WORK TO BE COMPLETED: Among the records that follow, set down only the lines from the one containing "Give me the" to the one containing "plt.rcParams['mathtext.rm'] = 'Liberation", both included, exactly.

[Records from a collection]
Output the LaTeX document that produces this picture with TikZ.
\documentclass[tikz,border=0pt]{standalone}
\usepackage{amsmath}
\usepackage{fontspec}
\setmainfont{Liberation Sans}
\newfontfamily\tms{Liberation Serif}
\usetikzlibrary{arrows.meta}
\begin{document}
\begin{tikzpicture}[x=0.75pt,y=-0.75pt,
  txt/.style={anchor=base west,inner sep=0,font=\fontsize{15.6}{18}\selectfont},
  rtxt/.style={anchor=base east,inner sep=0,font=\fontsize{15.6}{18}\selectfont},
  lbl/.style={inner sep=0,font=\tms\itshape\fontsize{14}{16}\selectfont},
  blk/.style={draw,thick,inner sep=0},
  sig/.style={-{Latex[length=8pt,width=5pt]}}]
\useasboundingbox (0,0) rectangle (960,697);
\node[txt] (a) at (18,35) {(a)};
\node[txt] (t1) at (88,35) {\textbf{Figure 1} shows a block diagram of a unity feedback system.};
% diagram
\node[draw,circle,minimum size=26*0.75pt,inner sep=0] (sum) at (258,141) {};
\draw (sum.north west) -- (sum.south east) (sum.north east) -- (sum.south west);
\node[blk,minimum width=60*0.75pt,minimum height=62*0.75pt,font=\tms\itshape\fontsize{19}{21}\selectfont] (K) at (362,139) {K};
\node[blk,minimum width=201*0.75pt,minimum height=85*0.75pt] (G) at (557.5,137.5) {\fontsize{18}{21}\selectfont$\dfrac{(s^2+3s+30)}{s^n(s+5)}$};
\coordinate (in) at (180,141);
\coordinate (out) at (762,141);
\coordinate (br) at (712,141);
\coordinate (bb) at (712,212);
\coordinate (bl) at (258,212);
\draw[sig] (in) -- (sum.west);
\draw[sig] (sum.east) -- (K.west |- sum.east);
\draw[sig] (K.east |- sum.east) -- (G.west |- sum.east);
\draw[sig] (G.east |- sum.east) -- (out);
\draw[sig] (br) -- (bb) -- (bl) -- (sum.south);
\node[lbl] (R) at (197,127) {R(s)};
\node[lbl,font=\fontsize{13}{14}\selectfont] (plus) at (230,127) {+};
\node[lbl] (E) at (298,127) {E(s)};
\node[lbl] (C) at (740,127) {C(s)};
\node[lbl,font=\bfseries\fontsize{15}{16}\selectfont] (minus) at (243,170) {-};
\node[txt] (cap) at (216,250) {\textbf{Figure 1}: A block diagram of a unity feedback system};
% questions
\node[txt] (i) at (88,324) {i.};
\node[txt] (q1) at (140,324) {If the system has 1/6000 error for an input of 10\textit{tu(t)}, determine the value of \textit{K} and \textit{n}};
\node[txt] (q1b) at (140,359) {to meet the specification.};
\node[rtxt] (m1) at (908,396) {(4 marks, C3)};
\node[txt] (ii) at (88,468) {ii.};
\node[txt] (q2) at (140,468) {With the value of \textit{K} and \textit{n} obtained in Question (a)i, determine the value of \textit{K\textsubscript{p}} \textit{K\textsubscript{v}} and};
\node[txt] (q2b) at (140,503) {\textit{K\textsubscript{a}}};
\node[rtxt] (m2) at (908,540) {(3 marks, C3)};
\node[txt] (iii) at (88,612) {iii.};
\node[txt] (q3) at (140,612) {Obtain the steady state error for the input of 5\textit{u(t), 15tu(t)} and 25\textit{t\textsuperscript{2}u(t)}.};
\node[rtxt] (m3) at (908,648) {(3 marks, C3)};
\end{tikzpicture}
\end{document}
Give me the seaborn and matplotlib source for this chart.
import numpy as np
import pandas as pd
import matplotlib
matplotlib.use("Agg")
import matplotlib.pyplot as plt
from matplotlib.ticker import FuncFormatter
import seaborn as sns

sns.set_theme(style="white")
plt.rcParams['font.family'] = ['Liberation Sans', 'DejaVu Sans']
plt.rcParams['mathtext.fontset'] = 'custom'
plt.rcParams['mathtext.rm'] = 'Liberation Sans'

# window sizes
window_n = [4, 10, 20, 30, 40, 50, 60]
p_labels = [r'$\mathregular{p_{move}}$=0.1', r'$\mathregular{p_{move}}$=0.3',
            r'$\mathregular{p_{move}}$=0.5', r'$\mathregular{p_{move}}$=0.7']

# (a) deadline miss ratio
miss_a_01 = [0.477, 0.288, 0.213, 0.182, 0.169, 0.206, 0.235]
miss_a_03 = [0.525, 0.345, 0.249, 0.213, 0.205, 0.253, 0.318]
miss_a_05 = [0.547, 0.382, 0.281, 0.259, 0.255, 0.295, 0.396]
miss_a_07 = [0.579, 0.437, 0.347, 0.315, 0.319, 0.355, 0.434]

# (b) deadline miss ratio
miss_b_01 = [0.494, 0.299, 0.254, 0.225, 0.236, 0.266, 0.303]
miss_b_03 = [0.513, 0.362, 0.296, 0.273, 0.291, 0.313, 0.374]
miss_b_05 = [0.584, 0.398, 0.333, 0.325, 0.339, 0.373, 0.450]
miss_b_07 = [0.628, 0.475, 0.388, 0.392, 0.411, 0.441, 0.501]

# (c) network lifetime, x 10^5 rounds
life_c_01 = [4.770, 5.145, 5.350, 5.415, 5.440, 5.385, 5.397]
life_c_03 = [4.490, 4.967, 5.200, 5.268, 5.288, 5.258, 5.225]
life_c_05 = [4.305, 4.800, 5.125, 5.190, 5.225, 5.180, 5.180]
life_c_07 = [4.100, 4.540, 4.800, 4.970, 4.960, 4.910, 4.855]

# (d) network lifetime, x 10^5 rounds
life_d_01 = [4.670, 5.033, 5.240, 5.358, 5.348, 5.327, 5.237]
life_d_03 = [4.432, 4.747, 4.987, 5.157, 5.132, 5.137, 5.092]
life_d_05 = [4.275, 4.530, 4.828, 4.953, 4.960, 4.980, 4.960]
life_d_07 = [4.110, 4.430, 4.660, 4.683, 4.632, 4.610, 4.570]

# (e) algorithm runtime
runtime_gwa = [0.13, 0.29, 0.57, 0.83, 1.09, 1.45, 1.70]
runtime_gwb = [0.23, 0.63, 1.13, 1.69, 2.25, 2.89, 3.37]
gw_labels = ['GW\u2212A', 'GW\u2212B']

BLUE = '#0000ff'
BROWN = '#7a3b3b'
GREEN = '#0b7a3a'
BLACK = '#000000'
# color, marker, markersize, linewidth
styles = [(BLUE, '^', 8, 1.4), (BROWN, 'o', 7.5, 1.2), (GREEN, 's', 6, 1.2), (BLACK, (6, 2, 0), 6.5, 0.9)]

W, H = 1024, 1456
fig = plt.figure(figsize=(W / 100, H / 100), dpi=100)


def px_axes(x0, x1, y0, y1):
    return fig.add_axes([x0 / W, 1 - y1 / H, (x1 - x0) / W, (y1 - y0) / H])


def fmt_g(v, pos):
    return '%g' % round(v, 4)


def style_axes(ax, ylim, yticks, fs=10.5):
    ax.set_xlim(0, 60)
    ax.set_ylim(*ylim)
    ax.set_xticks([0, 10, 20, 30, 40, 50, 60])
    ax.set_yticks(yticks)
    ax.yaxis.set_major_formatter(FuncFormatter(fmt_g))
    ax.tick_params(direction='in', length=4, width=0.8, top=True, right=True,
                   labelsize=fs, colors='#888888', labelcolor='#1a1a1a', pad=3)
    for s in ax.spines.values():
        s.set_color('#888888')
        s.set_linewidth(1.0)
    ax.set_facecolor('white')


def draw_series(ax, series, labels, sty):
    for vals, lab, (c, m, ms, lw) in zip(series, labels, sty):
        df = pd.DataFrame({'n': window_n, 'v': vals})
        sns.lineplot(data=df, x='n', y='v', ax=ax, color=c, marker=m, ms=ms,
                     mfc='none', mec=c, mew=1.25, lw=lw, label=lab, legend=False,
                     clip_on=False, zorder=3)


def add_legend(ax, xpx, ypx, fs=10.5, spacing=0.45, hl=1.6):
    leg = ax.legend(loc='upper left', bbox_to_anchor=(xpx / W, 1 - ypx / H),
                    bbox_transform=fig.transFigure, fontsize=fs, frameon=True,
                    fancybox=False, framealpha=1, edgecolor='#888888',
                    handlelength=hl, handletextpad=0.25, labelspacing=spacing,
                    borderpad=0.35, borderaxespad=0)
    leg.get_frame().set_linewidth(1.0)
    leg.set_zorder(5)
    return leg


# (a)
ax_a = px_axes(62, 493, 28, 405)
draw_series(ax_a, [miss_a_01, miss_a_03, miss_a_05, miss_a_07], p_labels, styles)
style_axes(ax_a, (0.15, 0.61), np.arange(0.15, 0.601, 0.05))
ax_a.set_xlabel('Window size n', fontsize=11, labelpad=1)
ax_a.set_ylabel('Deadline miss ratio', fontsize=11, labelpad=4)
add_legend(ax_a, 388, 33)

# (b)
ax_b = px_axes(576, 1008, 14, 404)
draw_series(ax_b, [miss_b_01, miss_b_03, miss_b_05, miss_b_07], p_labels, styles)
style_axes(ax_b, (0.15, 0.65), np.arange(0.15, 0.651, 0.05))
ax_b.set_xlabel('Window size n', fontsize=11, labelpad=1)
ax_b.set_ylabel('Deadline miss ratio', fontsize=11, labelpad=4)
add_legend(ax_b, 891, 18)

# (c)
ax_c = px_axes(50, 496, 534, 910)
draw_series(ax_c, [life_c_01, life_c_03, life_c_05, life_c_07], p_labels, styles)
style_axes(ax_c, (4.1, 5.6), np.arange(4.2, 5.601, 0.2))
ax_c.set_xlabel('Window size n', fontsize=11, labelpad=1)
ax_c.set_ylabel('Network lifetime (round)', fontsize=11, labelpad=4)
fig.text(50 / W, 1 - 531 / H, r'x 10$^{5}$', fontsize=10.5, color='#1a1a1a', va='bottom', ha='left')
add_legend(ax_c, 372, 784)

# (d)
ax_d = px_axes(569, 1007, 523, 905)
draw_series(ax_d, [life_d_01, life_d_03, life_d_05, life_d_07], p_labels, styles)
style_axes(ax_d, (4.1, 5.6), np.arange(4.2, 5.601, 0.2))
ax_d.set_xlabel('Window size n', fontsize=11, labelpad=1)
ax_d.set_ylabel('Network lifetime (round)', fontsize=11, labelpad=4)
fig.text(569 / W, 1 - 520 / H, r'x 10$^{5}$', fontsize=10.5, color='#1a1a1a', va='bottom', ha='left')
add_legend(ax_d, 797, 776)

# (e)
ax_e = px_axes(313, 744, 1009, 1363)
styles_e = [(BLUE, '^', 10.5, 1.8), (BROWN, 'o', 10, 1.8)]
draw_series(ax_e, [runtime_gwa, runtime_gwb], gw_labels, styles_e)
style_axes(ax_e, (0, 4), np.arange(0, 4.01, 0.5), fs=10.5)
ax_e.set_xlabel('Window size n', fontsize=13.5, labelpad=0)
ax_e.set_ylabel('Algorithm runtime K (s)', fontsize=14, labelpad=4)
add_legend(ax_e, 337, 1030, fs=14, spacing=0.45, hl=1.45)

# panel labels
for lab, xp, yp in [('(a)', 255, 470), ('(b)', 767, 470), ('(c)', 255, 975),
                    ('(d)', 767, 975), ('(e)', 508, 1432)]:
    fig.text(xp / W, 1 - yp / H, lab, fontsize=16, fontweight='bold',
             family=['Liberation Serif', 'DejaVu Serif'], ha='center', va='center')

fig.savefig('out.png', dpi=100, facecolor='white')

SOLUTION:
Give me the seaborn and matplotlib source for this chart.
import numpy as np
import pandas as pd
import matplotlib
matplotlib.use("Agg")
import matplotlib.pyplot as plt
from matplotlib.ticker import FuncFormatter
import seaborn as sns

sns.set_theme(style="white")
plt.rcParams['font.family'] = ['Liberation Sans', 'DejaVu Sans']
plt.rcParams['mathtext.fontset'] = 'custom'
plt.rcParams['mathtext.rm'] = 'Liberation Sans'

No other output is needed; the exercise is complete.